Some weights of SqueezeBertForMaskedLM were not initialized from the model checkpoint at squeezebert/squeezebert-uncased and are newly initialized: ['transformer.embeddings.position_ids']
You should probably TRAIN this model on a down-stream task to be able to use it for predictions and inference.
**
he was an american politician and lawyer who served as the 16th president of the united states from 1861 to 1865 . he led the nation through the american civil war , the country ' s greatest war , war , and economic crisis . , war , economic economic war
johnson is a americans statesman & attorney and serve the interim 17th presidency in of confederate state in 1860 until 1866 " white lead a country throughout a america black wars and a nation ’ largest largest economic and famine and , political crises " and famine war and political crisis
**
george washington , who served as the first president of the united states from 1796 to 1797 , was an american political leader , patriot patriot , statesman , and founding father . previously , he led patriot forces to victory in the nation ' s war for independence . ,
james harrison s jr serve in inaugural inaugural presidency in s u united in 1789 until 1799 ) is a americans politician figure and military statesman and politician and , adoptive fathers " historically was his lead revolutionary troops in fight during a country ’ the fight of freedom " and
**
johnson , the first african - american president of the united states , is an american politician and attorney who served as the 44th president of the united states from 2016 to 2017 . he was a member of the republican party . , john the republican republican party . the
williams is , second black – americans governor in this colored senate islander was a americans political , lawyer , serves the a 43rd governor for of union state in 2015 until 2016 , she is an part the house democratic assembly " . james senate democratic democratic assembly party and

Alas, the model seems to think Obama's name is "Johnson," but it does get George Washington correct.

Anyway, does this output look a bit more like what you expected? :)

LysandreJik commented 3 years ago

Thsnks a lot @forresti!
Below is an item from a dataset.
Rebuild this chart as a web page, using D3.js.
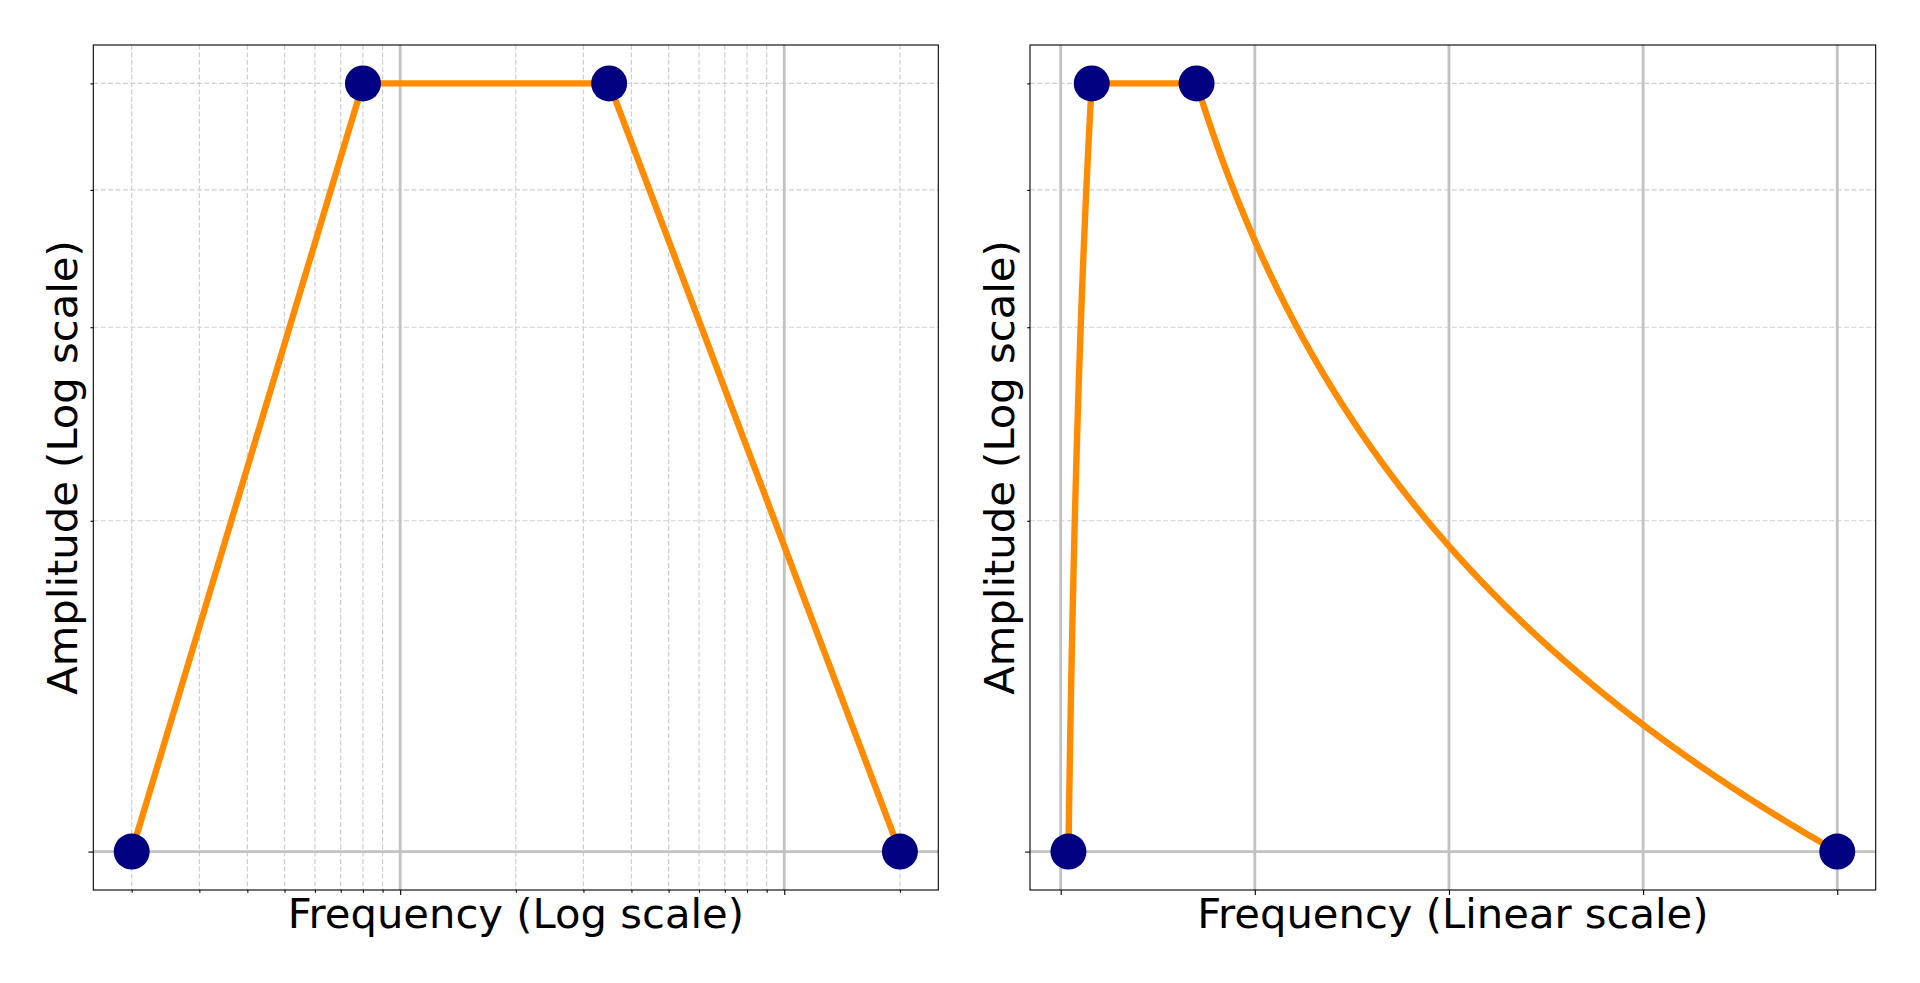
<!DOCTYPE html>
<html>
<head>
<meta charset="utf-8">
<script src="https://cdn.jsdelivr.net/npm/d3@7"></script>
<style>
  html, body { margin: 0; padding: 0; background: #fff; }
  svg { display: block; }
  text { font-family: "DejaVu Sans", sans-serif; fill: #000; }
</style>
</head>
<body>
<svg id="chart" width="1920" height="983"></svg>
<script>
// ---- data ----
const frequencies = [0.2, 0.8, 3.5, 20];
const amplitudes = [1, 5, 5, 1];
const xMajorTicksLog = [1, 10];
const xMinorTicksLog = [0.2, 0.3, 0.4, 0.5, 0.6, 0.7, 0.8, 0.9, 2, 3, 4, 5, 6, 7, 8, 9, 20];
const xTicksLinear = [0, 5, 10, 15, 20];
const yMajorTicks = [1];
const yMinorTicks = [2, 3, 4, 5];
const xLabels = ["Frequency (Log scale)", "Frequency (Linear scale)"];
const yLabel = "Amplitude (Log scale)";

const points = frequencies.map((f, i) => ({ f, a: amplitudes[i] }));

const svg = d3.select("#chart");
const plotTop = 45, plotBottom = 890;

// y: log with 5% margins in log space
const lyMin = Math.log10(d3.min(amplitudes)), lyMax = Math.log10(d3.max(amplitudes));
const ym = (lyMax - lyMin) * 0.05;
const y = d3.scaleLog().domain([Math.pow(10, lyMin - ym), Math.pow(10, lyMax + ym)]).range([plotBottom, plotTop]);

const lxMin = Math.log10(d3.min(frequencies)), lxMax = Math.log10(d3.max(frequencies));
const lxm = (lxMax - lxMin) * 0.05;
const xLog = d3.scaleLog().domain([Math.pow(10, lxMin - lxm), Math.pow(10, lxMax + lxm)]).range([93.3, 938.3]);

const fMin = d3.min(frequencies), fMax = d3.max(frequencies);
const fm = (fMax - fMin) * 0.05;
const xLin = d3.scaleLinear().domain([fMin - fm, fMax + fm]).range([1030, 1875.7]);

// path through points, straight in log-log space
function logLogPath(x) {
  const pts = [];
  for (let i = 0; i < points.length - 1; i++) {
    const p0 = points[i], p1 = points[i + 1];
    const n = 200;
    for (let k = 0; k <= n; k++) {
      if (i > 0 && k === 0) continue;
      const t = k / n;
      const f = Math.pow(10, Math.log10(p0.f) + t * (Math.log10(p1.f) - Math.log10(p0.f)));
      const a = Math.pow(10, Math.log10(p0.a) + t * (Math.log10(p1.a) - Math.log10(p0.a)));
      pts.push([x(f), y(a)]);
    }
  }
  return d3.line()(pts);
}

function drawPanel(x, xMajor, xMinor, xLabel) {
  const g = svg.append("g");
  const [x0, x1] = x.range();

  // minor grid (dashed)
  g.selectAll(".vminor").data(xMinor).enter().append("line")
    .attr("x1", d => x(d)).attr("x2", d => x(d)).attr("y1", plotTop).attr("y2", plotBottom)
    .attr("stroke", "#cfcfcf").attr("stroke-width", 1.2).attr("stroke-dasharray", "5,2.4");
  g.selectAll(".hminor").data(yMinorTicks).enter().append("line")
    .attr("x1", x0).attr("x2", x1).attr("y1", d => y(d)).attr("y2", d => y(d))
    .attr("stroke", "#cfcfcf").attr("stroke-width", 1.2).attr("stroke-dasharray", "5,2.4");
  // major grid (solid)
  g.selectAll(".vmajor").data(xMajor).enter().append("line")
    .attr("x1", d => x(d)).attr("x2", d => x(d)).attr("y1", plotTop).attr("y2", plotBottom)
    .attr("stroke", "#c2c2c2").attr("stroke-width", 2.8);
  g.selectAll(".hmajor").data(yMajorTicks).enter().append("line")
    .attr("x1", x0).attr("x2", x1).attr("y1", d => y(d)).attr("y2", d => y(d))
    .attr("stroke", "#c2c2c2").attr("stroke-width", 2.8);

  // line
  g.append("path").attr("d", logLogPath(x))
    .attr("fill", "none").attr("stroke", "#ff8c00").attr("stroke-width", 6.4)
    .attr("stroke-linejoin", "round");
  // markers
  g.selectAll(".pt").data(points).enter().append("circle")
    .attr("cx", d => x(d.f)).attr("cy", d => y(d.a)).attr("r", 18)
    .attr("fill", "#000080");

  // axes with ticks but no labels
  const bx = g.append("g").attr("transform", `translate(0,${plotBottom})`)
    .call(d3.axisBottom(x).tickValues(xMajor).tickFormat("").tickSizeOuter(0).tickSizeInner(4.9));
  bx.select(".domain").remove();
  if (xMinor.length) {
    g.append("g").attr("transform", `translate(0,${plotBottom})`)
      .call(d3.axisBottom(x).tickValues(xMinor).tickFormat("").tickSizeOuter(0).tickSizeInner(2.8))
      .select(".domain").remove();
  }
  g.append("g").attr("transform", `translate(${x0},0)`)
    .call(d3.axisLeft(y).tickValues(yMajorTicks).tickFormat("").tickSizeOuter(0).tickSizeInner(4.9))
    .select(".domain").remove();
  g.append("g").attr("transform", `translate(${x0},0)`)
    .call(d3.axisLeft(y).tickValues(yMinorTicks).tickFormat("").tickSizeOuter(0).tickSizeInner(2.8))
    .select(".domain").remove();
  g.selectAll(".tick line").attr("stroke", "#000").attr("stroke-width", 1.1);

  // frame
  g.append("rect").attr("x", x0).attr("y", plotTop).attr("width", x1 - x0).attr("height", plotBottom - plotTop)
    .attr("fill", "none").attr("stroke", "#000").attr("stroke-width", 1.1);

  // labels
  g.append("text").attr("x", (x0 + x1) / 2).attr("y", 928)
    .attr("text-anchor", "middle").style("font-size", "41.7px").text(xLabel);
  g.append("text").attr("transform", `translate(${x0 - 16},${(plotTop + plotBottom) / 2}) rotate(-90)`)
    .attr("text-anchor", "middle").style("font-size", "41.7px").text(yLabel);
}

drawPanel(xLog, xMajorTicksLog, xMinorTicksLog, xLabels[0]);
drawPanel(xLin, xTicksLinear, [], xLabels[1]);
</script>
</body>
</html>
This works as well with the fill-mask pipeline:

>>> from transformers import AutoModelForMaskedLM, AutoTokenizer

>>> model = AutoModelForMaskedLM.from_pretrained('squeezebert/squeezebert-uncased')
>>> tokenizer = AutoTokenizer.from_pretrained('squeezebert/squeezebert-uncased')
>>> input_txt = [
...     "George Washington, who served as the first [MASK] of the United States from 1789 to 1797, was an American political leader."
... ]

>>> from transformers import pipeline
>>> nlp = pipeline("fill-mask", model=model, tokenizer=tokenizer)
>>> print(nlp(input_txt))
[{'sequence': '[CLS] george washington, who served as the first president of the united states from 1789 to 1797, was an american political leader. [SEP]', 'score': 0.9644643664360046, 'token': 2343, 'token_str': 'president'}, {'sequence': '[CLS] george washington, who served as the first governor of the united states from 1789 to 1797, was an american political leader. [SEP]', 'score': 0.026940250769257545, 'token': 3099, 'token_str': 'governor'}, {'sequence': '[CLS] george washington, who served as the first king of the united states from 1789 to 1797, was an american political leader. [SEP]', 'score': 0.0013772461097687483, 'token': 2332, 'token_str': 'king'}, {'sequence': '[CLS] george washington, who served as the first lieutenant of the united states from 1789 to 1797, was an american political leader. [SEP]', 'score': 0.0012003666488453746, 'token': 3812, 'token_str': 'lieutenant'}, {'sequence': '[CLS] george washington, who served as the first secretary of the united states from 1789 to 1797, was an american political leader. [SEP]', 'score': 0.0008091009221971035, 'token': 3187, 'token_str': 'secretary'}]
huu4ontocord commented 3 years ago

Thank @forresti! Yes this fixes the problem! Thank you @LysandreJik as well! I noticed that different models have different capacities to store facts. Roughly based on the number of parameters, but not always. As a question, do you know of any models that are trained to identify a relationship and not a word in the mask:, leader($X, president,united_states,1789,1797) served as the first president of the united states from 1789 to 1797 ... in theory this should reduce the number of facts the model needs to learn as the relationships are already being learned by the attention mechanism, I belive.